“Veelle Shemòt bené Israel ha baim mitzraima – E questi sono i nomi dei figli di Israele che giungono in Egitto” (Shemòt 1;1)
Con questa parashà inizia il secondo libro della Torà che, secondo l’interpretazione di alcuni Maestri è chiamato “Sefer ha gheullà – Libro della Redenzione”.
In esso, infatti, si narra di tutti gli episodi che riguardano la liberazione degli ebrei dalla schiavitù egiziana, dopo quattrocento anni.
Rashì si chiede il motivo per cui la Torà, torni nuovamente a ricordare i nomi dei figli di Giacobbe – Israel scesi in Egitto, visto che erano stati già ricordati precedentemente.
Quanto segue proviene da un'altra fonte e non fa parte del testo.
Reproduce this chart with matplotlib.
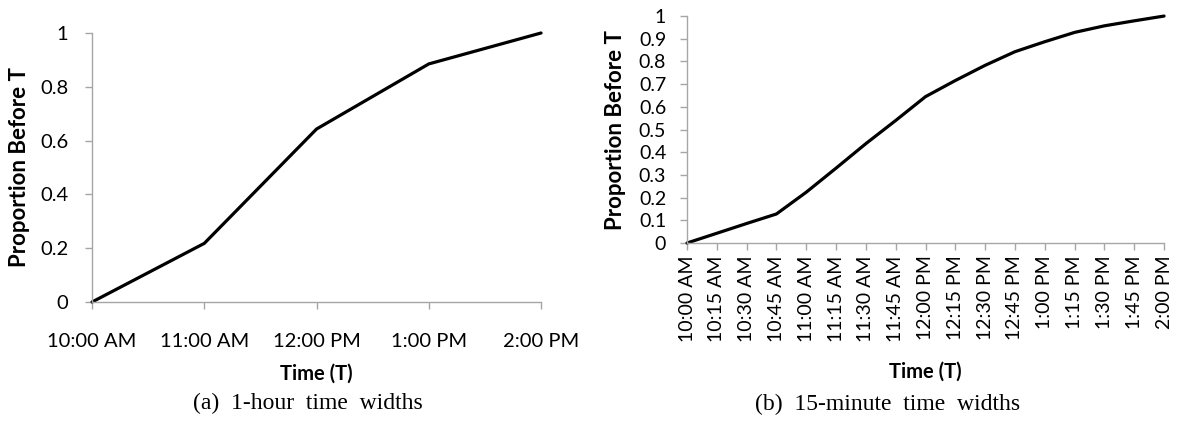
import matplotlib
matplotlib.use("Agg")
import matplotlib.pyplot as plt

# data
hour_labels = ["10:00 AM", "11:00 AM", "12:00 PM", "1:00 PM", "2:00 PM"]
hour_values = [0.0, 0.218, 0.643, 0.885, 1.0]

quarter_labels = ["10:00 AM", "10:15 AM", "10:30 AM", "10:45 AM", "11:00 AM",
                  "11:15 AM", "11:30 AM", "11:45 AM", "12:00 PM", "12:15 PM",
                  "12:30 PM", "12:45 PM", "1:00 PM", "1:15 PM", "1:30 PM",
                  "1:45 PM", "2:00 PM"]
quarter_values = [0.0, 0.043, 0.086, 0.128, 0.224, 0.330, 0.438, 0.540, 0.645,
                  0.716, 0.783, 0.843, 0.887, 0.928, 0.957, 0.979, 1.0]

left_yticks = [0, 0.2, 0.4, 0.6, 0.8, 1]
left_ylabels = ["0", "0.2", "0.4", "0.6", "0.8", "1"]
right_yticks = [i / 10 for i in range(11)]
right_ylabels = ["0"] + ["0.%d" % i for i in range(1, 10)] + ["1"]

plt.rcParams['font.family'] = ['Lato', 'DejaVu Sans']
axis_col = "#a6a6a6"

fig = plt.figure(figsize=(11.77, 4.25), dpi=100)
ax1 = fig.add_axes([0.0782, 0.2894, 0.3815, 0.633])
ax2 = fig.add_axes([0.5837, 0.4282, 0.4053, 0.534])


def style(ax):
    for s in ["top", "right"]:
        ax.spines[s].set_visible(False)
    for s in ["left", "bottom"]:
        ax.spines[s].set_color(axis_col)
        ax.spines[s].set_linewidth(1.0)
    ax.tick_params(colors=axis_col, length=5, width=1.0, labelcolor="black")
    ax.set_ylim(0, 1)


ax1.plot(range(len(hour_values)), hour_values, color="black", lw=2.3,
         solid_capstyle="round", clip_on=False)
style(ax1)
ax1.set_xlim(0, len(hour_values) - 1)
ax1.set_xticks(range(len(hour_labels)))
ax1.set_xticklabels(hour_labels, fontsize=14.5)
ax1.set_yticks(left_yticks)
ax1.set_yticklabels(left_ylabels, fontsize=14.5)
ax1.tick_params(axis="y", pad=12)
ax1.tick_params(axis="x", pad=17)
ax1.set_xlabel("Time (T)", fontsize=14.5, fontweight="bold", labelpad=10)
ax1.set_ylabel("Proportion Before T", fontsize=16, fontweight="bold", labelpad=7)

ax2.plot(range(len(quarter_values)), quarter_values, color="black", lw=2.3,
         solid_capstyle="round", clip_on=False)
style(ax2)
ax2.set_xlim(0, len(quarter_values) - 1)
ax2.set_xticks(range(len(quarter_labels)))
ax2.set_xticklabels(quarter_labels, fontsize=14, rotation=90)
ax2.set_yticks(right_yticks)
ax2.set_yticklabels(right_ylabels, fontsize=14)
ax2.tick_params(axis="y", pad=10)
ax2.tick_params(axis="x", pad=4)
ax2.set_xlabel("Time (T)", fontsize=14.5, fontweight="bold", labelpad=14)
ax2.set_ylabel("Proportion Before T", fontsize=16, fontweight="bold", labelpad=9)

fig.text(308 / 1177, 1 - 403 / 425, "(a)  1-hour  time  widths", ha="center",
         va="center", fontsize=17, family="Liberation Serif")
fig.text(888 / 1177, 1 - 404 / 425, "(b)  15-minute  time  widths", ha="center",
         va="center", fontsize=17, family="Liberation Serif")

fig.savefig("out.png", dpi=100)
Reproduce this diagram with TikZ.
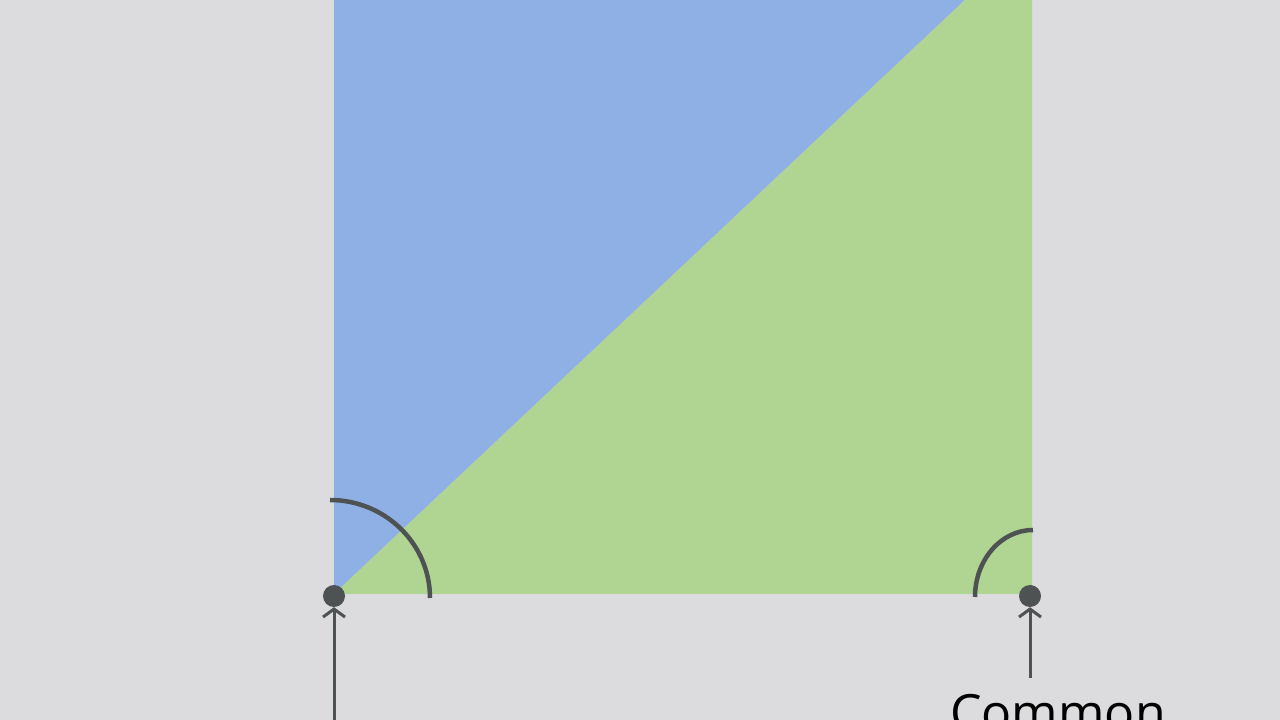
\documentclass[tikz,border=0pt]{standalone}
\usepackage{fontspec}
\setmainfont{Open Sans}
\usetikzlibrary{arrows.meta}
\definecolor{bg}{RGB}{220,220,222}
\definecolor{bluef}{RGB}{142,176,228}
\definecolor{greenf}{RGB}{176,212,146}
\definecolor{ink}{RGB}{78,82,82}
\tikzset{
  dotnode/.style={circle,fill=ink,inner sep=0pt,minimum size=22pt},
  arcline/.style={draw=ink,line width=4.5pt},
  uparrow/.style={draw=ink,line width=3pt,-{Straight Barb[length=8pt,width=22pt,line width=3pt]}},
  lbl/.style={font=\fontsize{50}{60}\selectfont,text=black,inner sep=0pt}
}
\begin{document}
\begin{tikzpicture}[x=1pt,y=1pt]
\useasboundingbox (0,0) rectangle (1280,720);
\fill[bg] (0,0) rectangle (1280,720);
% halves of the square
\fill[bluef] (334,126) -- (334,720) -- (965,720) -- cycle;
\fill[greenf] (334,126) -- (1032,126) -- (1032,720) -- (965,720) -- cycle;
% angle arcs
\draw[arcline] (330,220) arc[start angle=90,end angle=0,x radius=100,y radius=98];
\draw[arcline] (975,123) arc[start angle=180,end angle=90,x radius=58,y radius=67];
% corner dots
\node[dotnode] (dl) at (334,124) {};
\node[dotnode] (dr) at (1030,124) {};
% arrows
\coordinate (al) at (334,0);
\coordinate (ar) at (1030,42);
\draw[uparrow] (al) -- (dl.south);
\draw[uparrow] (ar) -- (dr.south);
% label
\node[lbl,anchor=base] (common) at (1058,-11) {Common};
\end{tikzpicture}
\end{document}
La risposta è che, come la Torà li ricorda da vivi nel libro di Bereshit, così sono ricordati anche da morti nella parashà di Shemot.
Una cosa è però spiegata da altri esegeti, i quali sostengono che, uno dei meriti dei figli di Israele che li condusse alla liberazione, fu quello dei nomi, ossia il mantenere le tradizioni antiche legate alla famiglia abramitica e ai suoi discendenti.
Mantenere nella memoria il nome ebraico di un genitore, dandolo al proprio figlio, coincide con il proseguire l’insegnamento ricevuto dai nostri padri mantenendolo nel presente e proiettandolo nel futuro.
I padri, i figli e i nipoti garantiscono il mantenimento della nostra vita e della nostra identità.
“Chut meshullash lo bimherà innateq – un filo legato a tre non si scoglie facilmente”. (Qohelet 4;12)
È per questo che i figli di Israele schiavi, meritarono la libertà e in seguito la Torà.